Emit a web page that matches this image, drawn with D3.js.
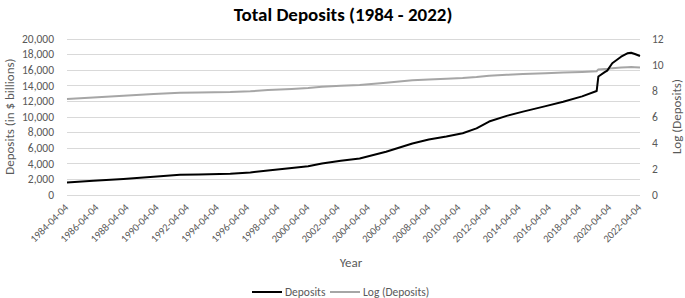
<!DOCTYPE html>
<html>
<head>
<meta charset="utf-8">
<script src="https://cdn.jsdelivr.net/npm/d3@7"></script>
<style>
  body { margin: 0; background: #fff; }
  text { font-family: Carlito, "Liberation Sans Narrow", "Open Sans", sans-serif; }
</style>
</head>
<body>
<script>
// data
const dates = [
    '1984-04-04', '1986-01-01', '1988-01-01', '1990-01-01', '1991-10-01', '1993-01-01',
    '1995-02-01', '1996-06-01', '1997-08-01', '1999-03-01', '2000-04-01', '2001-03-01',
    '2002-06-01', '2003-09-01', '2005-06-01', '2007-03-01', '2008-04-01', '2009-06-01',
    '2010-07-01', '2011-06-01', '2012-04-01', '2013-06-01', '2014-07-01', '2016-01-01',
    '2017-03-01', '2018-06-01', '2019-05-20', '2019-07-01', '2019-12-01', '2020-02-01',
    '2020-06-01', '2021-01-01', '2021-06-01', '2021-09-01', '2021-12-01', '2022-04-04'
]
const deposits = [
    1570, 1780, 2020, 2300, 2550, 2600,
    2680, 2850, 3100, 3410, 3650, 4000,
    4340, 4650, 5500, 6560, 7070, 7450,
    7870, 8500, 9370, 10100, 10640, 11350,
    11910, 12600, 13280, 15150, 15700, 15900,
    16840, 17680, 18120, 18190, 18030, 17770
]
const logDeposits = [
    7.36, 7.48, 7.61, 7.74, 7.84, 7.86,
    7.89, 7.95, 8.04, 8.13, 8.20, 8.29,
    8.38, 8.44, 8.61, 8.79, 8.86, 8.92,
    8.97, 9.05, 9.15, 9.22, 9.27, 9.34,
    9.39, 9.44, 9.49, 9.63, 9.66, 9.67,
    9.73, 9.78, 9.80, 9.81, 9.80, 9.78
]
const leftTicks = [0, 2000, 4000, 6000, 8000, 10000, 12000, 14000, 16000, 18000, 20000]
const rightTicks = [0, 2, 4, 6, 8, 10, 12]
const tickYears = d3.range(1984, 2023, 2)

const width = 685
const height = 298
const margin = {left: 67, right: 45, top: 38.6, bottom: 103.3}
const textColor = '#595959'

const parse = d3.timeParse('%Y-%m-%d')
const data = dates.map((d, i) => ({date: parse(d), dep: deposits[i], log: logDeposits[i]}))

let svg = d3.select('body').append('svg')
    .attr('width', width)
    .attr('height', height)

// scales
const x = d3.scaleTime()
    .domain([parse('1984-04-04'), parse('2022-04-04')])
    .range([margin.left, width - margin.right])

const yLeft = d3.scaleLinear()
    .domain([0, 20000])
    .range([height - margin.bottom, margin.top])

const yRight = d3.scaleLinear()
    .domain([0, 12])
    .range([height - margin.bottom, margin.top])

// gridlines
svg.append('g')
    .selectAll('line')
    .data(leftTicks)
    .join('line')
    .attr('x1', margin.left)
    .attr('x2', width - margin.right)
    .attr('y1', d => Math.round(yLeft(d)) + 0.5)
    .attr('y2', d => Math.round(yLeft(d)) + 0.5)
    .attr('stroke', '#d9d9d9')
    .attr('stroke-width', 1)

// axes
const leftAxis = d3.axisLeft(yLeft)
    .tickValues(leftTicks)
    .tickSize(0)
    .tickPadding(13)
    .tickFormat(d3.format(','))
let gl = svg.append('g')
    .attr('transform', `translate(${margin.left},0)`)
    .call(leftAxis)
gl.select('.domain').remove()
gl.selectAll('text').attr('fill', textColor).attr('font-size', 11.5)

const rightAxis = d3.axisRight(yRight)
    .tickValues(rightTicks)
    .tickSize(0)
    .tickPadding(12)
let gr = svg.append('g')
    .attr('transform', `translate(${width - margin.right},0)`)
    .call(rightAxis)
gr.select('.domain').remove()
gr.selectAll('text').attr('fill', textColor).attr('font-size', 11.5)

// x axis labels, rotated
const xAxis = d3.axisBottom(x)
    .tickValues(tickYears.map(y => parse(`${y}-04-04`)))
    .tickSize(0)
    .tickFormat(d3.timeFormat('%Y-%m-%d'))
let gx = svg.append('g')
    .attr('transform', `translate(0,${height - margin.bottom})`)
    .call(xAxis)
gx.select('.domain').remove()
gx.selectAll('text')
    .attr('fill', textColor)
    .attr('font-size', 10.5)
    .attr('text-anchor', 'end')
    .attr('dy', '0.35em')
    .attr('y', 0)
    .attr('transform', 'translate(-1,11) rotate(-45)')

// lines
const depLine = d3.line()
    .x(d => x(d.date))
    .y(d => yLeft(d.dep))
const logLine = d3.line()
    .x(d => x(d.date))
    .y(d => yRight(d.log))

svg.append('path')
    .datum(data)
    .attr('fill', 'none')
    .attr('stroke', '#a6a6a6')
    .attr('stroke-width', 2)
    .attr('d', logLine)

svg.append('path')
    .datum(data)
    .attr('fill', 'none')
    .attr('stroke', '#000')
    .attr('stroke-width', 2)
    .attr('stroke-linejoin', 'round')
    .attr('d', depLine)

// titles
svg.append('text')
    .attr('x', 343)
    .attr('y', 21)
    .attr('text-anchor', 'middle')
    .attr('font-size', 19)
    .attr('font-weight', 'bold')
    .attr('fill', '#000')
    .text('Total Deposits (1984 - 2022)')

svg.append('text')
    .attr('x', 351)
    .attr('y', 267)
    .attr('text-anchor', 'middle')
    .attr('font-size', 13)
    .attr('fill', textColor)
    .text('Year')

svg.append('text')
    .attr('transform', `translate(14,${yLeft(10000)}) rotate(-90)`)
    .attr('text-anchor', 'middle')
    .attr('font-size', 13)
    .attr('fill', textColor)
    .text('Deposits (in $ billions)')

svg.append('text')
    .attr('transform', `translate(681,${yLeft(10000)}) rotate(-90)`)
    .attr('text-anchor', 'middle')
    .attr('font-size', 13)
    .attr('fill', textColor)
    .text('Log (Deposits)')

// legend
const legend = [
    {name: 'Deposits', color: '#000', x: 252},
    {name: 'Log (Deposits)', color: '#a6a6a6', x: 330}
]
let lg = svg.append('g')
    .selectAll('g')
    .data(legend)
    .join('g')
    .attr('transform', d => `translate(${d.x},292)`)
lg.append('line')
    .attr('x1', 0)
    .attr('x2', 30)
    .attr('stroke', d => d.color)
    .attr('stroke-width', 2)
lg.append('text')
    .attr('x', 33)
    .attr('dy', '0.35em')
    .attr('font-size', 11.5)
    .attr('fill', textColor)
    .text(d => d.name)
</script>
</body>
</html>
--
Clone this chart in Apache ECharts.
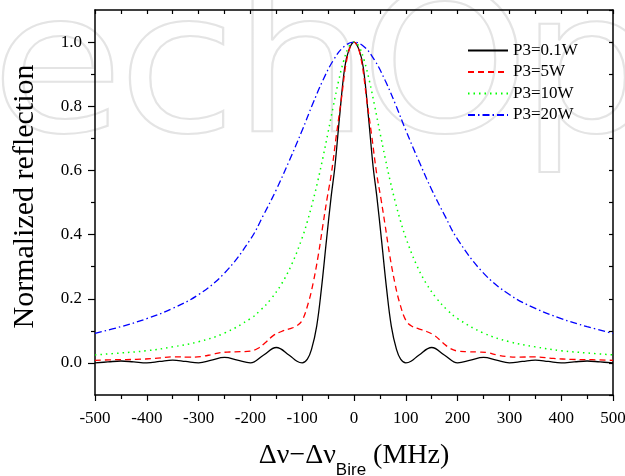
---
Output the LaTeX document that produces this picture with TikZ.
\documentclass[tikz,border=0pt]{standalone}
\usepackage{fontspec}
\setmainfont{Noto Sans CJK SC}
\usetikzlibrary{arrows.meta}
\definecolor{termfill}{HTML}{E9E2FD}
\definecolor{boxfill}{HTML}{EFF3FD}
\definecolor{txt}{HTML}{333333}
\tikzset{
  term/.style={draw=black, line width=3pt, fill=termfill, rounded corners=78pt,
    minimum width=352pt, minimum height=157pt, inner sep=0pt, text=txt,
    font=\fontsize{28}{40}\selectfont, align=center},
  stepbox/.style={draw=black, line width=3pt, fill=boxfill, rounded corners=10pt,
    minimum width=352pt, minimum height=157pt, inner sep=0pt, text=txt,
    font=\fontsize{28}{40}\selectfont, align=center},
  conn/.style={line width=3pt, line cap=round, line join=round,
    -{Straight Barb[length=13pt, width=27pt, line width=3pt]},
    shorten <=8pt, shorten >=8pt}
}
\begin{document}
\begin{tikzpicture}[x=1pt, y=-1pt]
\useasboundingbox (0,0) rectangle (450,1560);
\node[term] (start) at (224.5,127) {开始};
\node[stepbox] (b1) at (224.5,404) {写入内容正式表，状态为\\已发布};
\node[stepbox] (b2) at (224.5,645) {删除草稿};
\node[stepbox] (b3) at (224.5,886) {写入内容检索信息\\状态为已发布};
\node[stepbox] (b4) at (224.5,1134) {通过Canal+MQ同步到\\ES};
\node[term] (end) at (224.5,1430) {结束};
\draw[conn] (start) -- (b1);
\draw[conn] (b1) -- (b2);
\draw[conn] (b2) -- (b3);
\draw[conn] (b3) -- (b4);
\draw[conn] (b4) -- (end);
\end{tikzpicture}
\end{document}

* _WORK REQUIRED_
From the line that has "Emit a web page" through the line that has "const textColor = '#595959'", reproduce each line exactly as it stands and nothing else; do not include any pictures.

* _WORKED ANSWER_
Emit a web page that matches this image, drawn with D3.js.
<!DOCTYPE html>
<html>
<head>
<meta charset="utf-8">
<script src="https://cdn.jsdelivr.net/npm/d3@7"></script>
<style>
  body { margin: 0; background: #fff; }
  text { font-family: Carlito, "Liberation Sans Narrow", "Open Sans", sans-serif; }
</style>
</head>
<body>
<script>
// data
const dates = [
    '1984-04-04', '1986-01-01', '1988-01-01', '1990-01-01', '1991-10-01', '1993-01-01',
    '1995-02-01', '1996-06-01', '1997-08-01', '1999-03-01', '2000-04-01', '2001-03-01',
    '2002-06-01', '2003-09-01', '2005-06-01', '2007-03-01', '2008-04-01', '2009-06-01',
    '2010-07-01', '2011-06-01', '2012-04-01', '2013-06-01', '2014-07-01', '2016-01-01',
    '2017-03-01', '2018-06-01', '2019-05-20', '2019-07-01', '2019-12-01', '2020-02-01',
    '2020-06-01', '2021-01-01', '2021-06-01', '2021-09-01', '2021-12-01', '2022-04-04'
]
const deposits = [
    1570, 1780, 2020, 2300, 2550, 2600,
    2680, 2850, 3100, 3410, 3650, 4000,
    4340, 4650, 5500, 6560, 7070, 7450,
    7870, 8500, 9370, 10100, 10640, 11350,
    11910, 12600, 13280, 15150, 15700, 15900,
    16840, 17680, 18120, 18190, 18030, 17770
]
const logDeposits = [
    7.36, 7.48, 7.61, 7.74, 7.84, 7.86,
    7.89, 7.95, 8.04, 8.13, 8.20, 8.29,
    8.38, 8.44, 8.61, 8.79, 8.86, 8.92,
    8.97, 9.05, 9.15, 9.22, 9.27, 9.34,
    9.39, 9.44, 9.49, 9.63, 9.66, 9.67,
    9.73, 9.78, 9.80, 9.81, 9.80, 9.78
]
const leftTicks = [0, 2000, 4000, 6000, 8000, 10000, 12000, 14000, 16000, 18000, 20000]
const rightTicks = [0, 2, 4, 6, 8, 10, 12]
const tickYears = d3.range(1984, 2023, 2)

const width = 685
const height = 298
const margin = {left: 67, right: 45, top: 38.6, bottom: 103.3}
const textColor = '#595959'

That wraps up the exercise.